For the second ratio:
$\frac{E[X_2]}{E[X_3]} = \frac{\lambda (1-p_1) p_2}{\lambda p_1 p_2}$
We can cancel out $\lambda$ and $p_2$ from the top and bottom:
$\frac{E[X_2]}{E[X_3]} = \frac{1-p_1}{p_1}$. That's the second one!

(c) Estimating the unknown numbers ($p_1, p_2, \lambda$):
Since we don't know the true average values ($E[X_i]$), we use the actual numbers we observed ($X_i$) as our best guesses for these averages.
From the ratios in part (b), we can set up equations:
1. $\frac{X_1}{X_3} = \frac{1-\hat{p_2}}{\hat{p_2}}$ (Here, $\hat{p_2}$ is our guess for $p_2$)
Let's solve for $\hat{p_2}$:
$X_1 \times \hat{p_2} = X_3 \times (1-\hat{p_2})$
$X_1 \hat{p_2} = X_3 - X_3 \hat{p_2}$
$X_1 \hat{p_2} + X_3 \hat{p_2} = X_3$
$\hat{p_2} (X_1 + X_3) = X_3$
So, $\hat{p_2} = \frac{X_3}{X_1 + X_3}$.

2. $\frac{X_2}{X_3} = \frac{1-\hat{p_1}}{\hat{p_1}}$ (Here, $\hat{p_1}$ is our guess for $p_1$)
Let's solve for $\hat{p_1}$:
$X_2 \times \hat{p_1} = X_3 \times (1-\hat{p_1})$
$X_2 \hat{p_1} = X_3 - X_3 \hat{p_1}$
$X_2 \hat{p_1} + X_3 \hat{p_1} = X_3$
$\hat{p_1} (X_2 + X_3) = X_3$
So, $\hat{p_1} = \frac{X_3}{X_2 + X_3}$.

Now for $\lambda$. We know that the average of $X_3$ is $\lambda p_1 p_2$. So, our guess for $X_3$ is our guess for $\lambda$ times our guesses for $p_1$ and $p_2$:
$X_3 = \hat{\lambda} \times \hat{p_1} \times \hat{p_2}$
So, $\hat{\lambda} = \frac{X_3}{\hat{p_1} \times \hat{p_2}}$
Substitute our guesses for $\hat{p_1}$ and $\hat{p_2}$:
$\hat{\lambda} = \frac{X_3}{\left(\frac{X_3}{X_2 + X_3}\right) \times \left(\frac{X_3}{X_1 + X_3}\right)}$
$\hat{\lambda} = \frac{X_3 \times (X_2 + X_3) \times (X_1 + X_3)}{X_3 \times X_3}$
$\hat{\lambda} = \frac{(X_1 + X_3)(X_2 + X_3)}{X_3}$.

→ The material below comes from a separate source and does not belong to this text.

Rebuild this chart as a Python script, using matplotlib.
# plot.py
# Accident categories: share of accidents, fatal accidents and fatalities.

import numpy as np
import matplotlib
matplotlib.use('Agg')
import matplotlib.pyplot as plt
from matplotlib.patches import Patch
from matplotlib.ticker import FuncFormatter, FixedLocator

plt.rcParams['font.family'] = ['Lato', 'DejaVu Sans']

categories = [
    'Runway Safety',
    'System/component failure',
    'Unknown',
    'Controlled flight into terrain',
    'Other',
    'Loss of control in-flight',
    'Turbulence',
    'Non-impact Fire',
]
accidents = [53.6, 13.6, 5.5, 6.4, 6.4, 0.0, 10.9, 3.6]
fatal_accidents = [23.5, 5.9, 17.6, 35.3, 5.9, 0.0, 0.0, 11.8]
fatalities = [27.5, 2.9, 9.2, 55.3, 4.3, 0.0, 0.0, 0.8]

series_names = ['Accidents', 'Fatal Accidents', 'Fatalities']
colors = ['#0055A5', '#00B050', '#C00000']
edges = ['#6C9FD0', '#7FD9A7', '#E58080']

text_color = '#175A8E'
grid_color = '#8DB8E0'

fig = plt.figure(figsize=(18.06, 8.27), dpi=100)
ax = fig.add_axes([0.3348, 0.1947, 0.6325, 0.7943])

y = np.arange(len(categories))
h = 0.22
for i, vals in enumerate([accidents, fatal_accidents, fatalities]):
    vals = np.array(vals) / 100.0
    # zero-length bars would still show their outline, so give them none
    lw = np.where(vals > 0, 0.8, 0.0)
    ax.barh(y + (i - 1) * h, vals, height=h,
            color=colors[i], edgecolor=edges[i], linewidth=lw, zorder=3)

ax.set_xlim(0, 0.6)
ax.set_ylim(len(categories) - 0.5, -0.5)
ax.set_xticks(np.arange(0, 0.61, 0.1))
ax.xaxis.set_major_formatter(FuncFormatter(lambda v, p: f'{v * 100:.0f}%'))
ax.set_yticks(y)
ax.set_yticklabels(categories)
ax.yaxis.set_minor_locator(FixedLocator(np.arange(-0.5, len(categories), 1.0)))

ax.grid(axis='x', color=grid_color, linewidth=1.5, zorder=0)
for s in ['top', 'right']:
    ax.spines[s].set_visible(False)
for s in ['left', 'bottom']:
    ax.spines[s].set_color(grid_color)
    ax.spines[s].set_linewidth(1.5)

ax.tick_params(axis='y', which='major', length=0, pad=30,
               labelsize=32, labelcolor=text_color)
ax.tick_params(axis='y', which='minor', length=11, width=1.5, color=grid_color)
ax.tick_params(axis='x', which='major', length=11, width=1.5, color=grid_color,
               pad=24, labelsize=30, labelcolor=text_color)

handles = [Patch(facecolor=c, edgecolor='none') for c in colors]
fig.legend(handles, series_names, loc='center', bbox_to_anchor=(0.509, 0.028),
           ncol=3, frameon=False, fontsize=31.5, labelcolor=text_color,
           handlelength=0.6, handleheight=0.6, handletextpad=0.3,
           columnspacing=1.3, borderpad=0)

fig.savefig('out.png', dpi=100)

(d) Estimating $X_4$ (errors not found by either proofreader):
We know that the average of $X_4$ is $\lambda (1-p_1)(1-p_2)$. We can use our guesses for $\lambda, p_1, p_2$ to guess $X_4$:
$\hat{X_4} = \hat{\lambda} \times (1-\hat{p_1}) \times (1-\hat{p_2})$
First, let's find $(1-\hat{p_1})$ and $(1-\hat{p_2})$:
$1-\hat{p_1} = 1 - \frac{X_3}{X_2 + X_3} = \frac{X_2 + X_3 - X_3}{X_2 + X_3} = \frac{X_2}{X_2 + X_3}$
$1-\hat{p_2} = 1 - \frac{X_3}{X_1 + X_3} = \frac{X_1 + X_3 - X_3}{X_1 + X_3} = \frac{X_1}{X_1 + X_3}$
Now, substitute these into the formula for $\hat{X_4}$:
$\hat{X_4} = \left(\frac{(X_1 + X_3)(X_2 + X_3)}{X_3}\right) \times \left(\frac{X_2}{X_2 + X_3}\right) \times \left(\frac{X_1}{X_1 + X_3}\right)$
We can cancel $(X_1+X_3)$ and $(X_2+X_3)$ from the top and bottom:
$\hat{X_4} = \frac{X_1 X_2}{X_3}$.
This estimator tells us how many errors we *think* are still out there, based on the ones we've already found and how good the proofreaders are!